EXCERPTED RECORDS>

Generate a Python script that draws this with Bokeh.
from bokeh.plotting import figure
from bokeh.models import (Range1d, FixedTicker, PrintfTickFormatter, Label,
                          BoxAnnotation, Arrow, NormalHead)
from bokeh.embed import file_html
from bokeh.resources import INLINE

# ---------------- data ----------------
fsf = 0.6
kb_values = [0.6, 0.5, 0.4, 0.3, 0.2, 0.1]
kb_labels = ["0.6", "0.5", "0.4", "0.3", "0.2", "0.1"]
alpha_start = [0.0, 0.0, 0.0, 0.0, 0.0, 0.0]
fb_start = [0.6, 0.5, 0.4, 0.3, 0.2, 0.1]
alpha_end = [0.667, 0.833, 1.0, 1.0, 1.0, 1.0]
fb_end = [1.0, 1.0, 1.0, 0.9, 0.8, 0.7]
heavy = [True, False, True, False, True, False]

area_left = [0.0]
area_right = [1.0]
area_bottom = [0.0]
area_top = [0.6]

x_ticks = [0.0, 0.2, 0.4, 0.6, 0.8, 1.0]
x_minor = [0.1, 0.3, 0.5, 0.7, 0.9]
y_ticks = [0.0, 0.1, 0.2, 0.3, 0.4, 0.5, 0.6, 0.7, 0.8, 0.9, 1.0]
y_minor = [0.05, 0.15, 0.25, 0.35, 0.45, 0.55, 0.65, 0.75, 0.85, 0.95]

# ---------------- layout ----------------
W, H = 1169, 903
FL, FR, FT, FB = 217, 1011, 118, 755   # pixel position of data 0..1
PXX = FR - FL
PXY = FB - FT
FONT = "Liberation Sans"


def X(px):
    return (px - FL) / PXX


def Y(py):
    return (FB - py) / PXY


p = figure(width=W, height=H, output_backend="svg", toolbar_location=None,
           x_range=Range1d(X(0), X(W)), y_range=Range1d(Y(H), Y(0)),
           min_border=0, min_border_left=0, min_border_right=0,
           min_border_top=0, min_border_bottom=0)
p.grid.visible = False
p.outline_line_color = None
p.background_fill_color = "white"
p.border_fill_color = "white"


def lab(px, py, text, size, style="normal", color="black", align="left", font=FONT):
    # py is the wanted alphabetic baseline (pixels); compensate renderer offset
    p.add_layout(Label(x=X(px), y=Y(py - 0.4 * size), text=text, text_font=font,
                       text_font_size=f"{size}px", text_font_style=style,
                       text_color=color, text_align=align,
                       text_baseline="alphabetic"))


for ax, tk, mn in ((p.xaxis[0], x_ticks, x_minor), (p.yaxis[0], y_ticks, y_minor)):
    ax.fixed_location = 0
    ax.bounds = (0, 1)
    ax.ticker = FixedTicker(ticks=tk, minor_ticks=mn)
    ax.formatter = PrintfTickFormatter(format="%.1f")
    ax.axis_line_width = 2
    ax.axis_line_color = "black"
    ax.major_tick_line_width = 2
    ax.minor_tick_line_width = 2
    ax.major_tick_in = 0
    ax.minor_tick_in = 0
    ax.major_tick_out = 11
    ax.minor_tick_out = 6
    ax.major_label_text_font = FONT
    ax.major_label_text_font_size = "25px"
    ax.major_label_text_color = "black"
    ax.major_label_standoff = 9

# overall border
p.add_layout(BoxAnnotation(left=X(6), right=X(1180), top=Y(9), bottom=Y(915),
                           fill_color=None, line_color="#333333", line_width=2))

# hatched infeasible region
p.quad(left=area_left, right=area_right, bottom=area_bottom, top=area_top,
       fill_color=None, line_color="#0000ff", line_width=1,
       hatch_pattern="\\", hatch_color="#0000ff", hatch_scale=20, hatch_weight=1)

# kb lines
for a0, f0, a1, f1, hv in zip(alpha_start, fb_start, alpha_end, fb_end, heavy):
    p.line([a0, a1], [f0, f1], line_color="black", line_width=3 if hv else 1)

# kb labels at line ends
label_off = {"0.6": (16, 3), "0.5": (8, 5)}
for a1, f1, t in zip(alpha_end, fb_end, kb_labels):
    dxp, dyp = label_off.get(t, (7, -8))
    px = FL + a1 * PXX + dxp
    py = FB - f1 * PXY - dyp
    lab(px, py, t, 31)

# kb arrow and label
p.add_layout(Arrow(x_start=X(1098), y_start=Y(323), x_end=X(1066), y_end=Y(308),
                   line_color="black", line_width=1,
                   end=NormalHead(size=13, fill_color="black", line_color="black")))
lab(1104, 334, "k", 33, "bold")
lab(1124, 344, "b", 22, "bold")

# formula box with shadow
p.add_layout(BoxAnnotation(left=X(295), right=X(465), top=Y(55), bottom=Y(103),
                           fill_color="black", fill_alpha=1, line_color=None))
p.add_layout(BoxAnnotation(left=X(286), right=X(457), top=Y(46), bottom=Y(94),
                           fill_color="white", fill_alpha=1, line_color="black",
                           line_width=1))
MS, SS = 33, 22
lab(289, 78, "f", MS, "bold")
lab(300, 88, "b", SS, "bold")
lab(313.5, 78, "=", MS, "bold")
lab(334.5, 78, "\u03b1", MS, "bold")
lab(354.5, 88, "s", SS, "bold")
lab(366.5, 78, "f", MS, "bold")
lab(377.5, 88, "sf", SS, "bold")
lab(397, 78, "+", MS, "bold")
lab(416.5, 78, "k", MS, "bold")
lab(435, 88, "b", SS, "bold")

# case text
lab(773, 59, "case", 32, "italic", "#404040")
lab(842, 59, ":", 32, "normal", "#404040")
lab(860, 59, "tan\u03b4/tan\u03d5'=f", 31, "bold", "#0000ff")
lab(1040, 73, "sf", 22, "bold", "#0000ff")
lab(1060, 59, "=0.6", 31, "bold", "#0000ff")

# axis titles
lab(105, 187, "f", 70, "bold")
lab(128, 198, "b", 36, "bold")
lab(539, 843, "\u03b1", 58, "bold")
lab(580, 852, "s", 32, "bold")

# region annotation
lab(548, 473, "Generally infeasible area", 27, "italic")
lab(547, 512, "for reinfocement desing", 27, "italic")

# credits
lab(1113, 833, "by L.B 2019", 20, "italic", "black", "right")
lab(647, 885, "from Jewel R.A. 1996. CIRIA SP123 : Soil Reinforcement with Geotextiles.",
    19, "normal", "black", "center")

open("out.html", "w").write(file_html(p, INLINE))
--
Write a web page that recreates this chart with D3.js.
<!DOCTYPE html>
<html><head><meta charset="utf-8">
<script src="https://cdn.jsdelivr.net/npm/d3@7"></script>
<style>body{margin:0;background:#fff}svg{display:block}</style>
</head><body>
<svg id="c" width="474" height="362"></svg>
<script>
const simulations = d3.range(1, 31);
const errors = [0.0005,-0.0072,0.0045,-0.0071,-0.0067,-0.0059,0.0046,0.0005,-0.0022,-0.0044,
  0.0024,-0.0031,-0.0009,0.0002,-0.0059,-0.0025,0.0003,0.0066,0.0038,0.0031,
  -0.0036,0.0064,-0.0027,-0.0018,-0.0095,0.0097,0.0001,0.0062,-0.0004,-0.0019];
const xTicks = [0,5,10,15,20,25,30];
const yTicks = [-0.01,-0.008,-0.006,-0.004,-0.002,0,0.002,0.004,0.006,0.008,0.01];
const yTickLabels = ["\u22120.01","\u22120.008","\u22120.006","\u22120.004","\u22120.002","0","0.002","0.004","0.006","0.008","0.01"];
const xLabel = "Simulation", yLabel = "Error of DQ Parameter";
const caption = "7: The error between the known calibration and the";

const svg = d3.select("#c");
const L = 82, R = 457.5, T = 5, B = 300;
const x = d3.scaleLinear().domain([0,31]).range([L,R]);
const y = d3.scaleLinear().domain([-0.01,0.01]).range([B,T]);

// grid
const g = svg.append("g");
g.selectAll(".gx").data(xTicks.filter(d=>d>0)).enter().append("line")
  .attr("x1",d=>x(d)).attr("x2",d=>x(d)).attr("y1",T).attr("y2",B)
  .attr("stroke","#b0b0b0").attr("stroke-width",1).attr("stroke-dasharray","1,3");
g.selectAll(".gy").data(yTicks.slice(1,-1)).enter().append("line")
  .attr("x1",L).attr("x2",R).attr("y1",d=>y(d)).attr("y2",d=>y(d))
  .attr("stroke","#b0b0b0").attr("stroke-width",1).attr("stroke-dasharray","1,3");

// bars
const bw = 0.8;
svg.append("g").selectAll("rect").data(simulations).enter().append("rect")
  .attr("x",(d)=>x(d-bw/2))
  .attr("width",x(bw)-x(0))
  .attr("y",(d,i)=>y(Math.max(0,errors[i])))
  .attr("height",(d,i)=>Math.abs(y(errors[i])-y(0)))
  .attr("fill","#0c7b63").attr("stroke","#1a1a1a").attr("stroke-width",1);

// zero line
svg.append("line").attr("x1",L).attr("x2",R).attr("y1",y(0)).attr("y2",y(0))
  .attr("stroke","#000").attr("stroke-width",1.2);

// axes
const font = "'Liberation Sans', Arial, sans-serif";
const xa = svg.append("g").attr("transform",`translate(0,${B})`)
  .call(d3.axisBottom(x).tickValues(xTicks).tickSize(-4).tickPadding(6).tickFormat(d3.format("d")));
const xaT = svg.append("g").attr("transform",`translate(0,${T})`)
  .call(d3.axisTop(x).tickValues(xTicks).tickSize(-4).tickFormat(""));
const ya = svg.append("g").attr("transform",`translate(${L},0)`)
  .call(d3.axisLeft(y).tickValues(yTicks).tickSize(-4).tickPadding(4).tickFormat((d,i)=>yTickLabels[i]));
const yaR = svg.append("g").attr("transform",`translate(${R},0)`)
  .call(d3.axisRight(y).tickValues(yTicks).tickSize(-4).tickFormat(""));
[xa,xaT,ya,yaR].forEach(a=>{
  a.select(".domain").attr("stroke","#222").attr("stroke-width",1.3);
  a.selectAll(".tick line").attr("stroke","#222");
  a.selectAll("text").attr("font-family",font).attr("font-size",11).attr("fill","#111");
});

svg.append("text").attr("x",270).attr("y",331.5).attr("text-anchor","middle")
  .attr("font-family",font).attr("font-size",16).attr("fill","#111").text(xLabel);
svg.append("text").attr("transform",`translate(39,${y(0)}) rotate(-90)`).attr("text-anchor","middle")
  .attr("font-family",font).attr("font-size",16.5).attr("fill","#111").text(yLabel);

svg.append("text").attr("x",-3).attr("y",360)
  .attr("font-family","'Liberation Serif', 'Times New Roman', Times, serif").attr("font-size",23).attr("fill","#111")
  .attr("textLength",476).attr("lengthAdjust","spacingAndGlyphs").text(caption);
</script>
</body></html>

SHORT TASK> The lines to quote run from the one containing "Generate a Python" to the one containing "area_top = [0.6]". Quote them exactly, with both of those lines, and nothing else.

ANSWER>
Generate a Python script that draws this with Bokeh.
from bokeh.plotting import figure
from bokeh.models import (Range1d, FixedTicker, PrintfTickFormatter, Label,
                          BoxAnnotation, Arrow, NormalHead)
from bokeh.embed import file_html
from bokeh.resources import INLINE

# ---------------- data ----------------
fsf = 0.6
kb_values = [0.6, 0.5, 0.4, 0.3, 0.2, 0.1]
kb_labels = ["0.6", "0.5", "0.4", "0.3", "0.2", "0.1"]
alpha_start = [0.0, 0.0, 0.0, 0.0, 0.0, 0.0]
fb_start = [0.6, 0.5, 0.4, 0.3, 0.2, 0.1]
alpha_end = [0.667, 0.833, 1.0, 1.0, 1.0, 1.0]
fb_end = [1.0, 1.0, 1.0, 0.9, 0.8, 0.7]
heavy = [True, False, True, False, True, False]

area_left = [0.0]
area_right = [1.0]
area_bottom = [0.0]
area_top = [0.6]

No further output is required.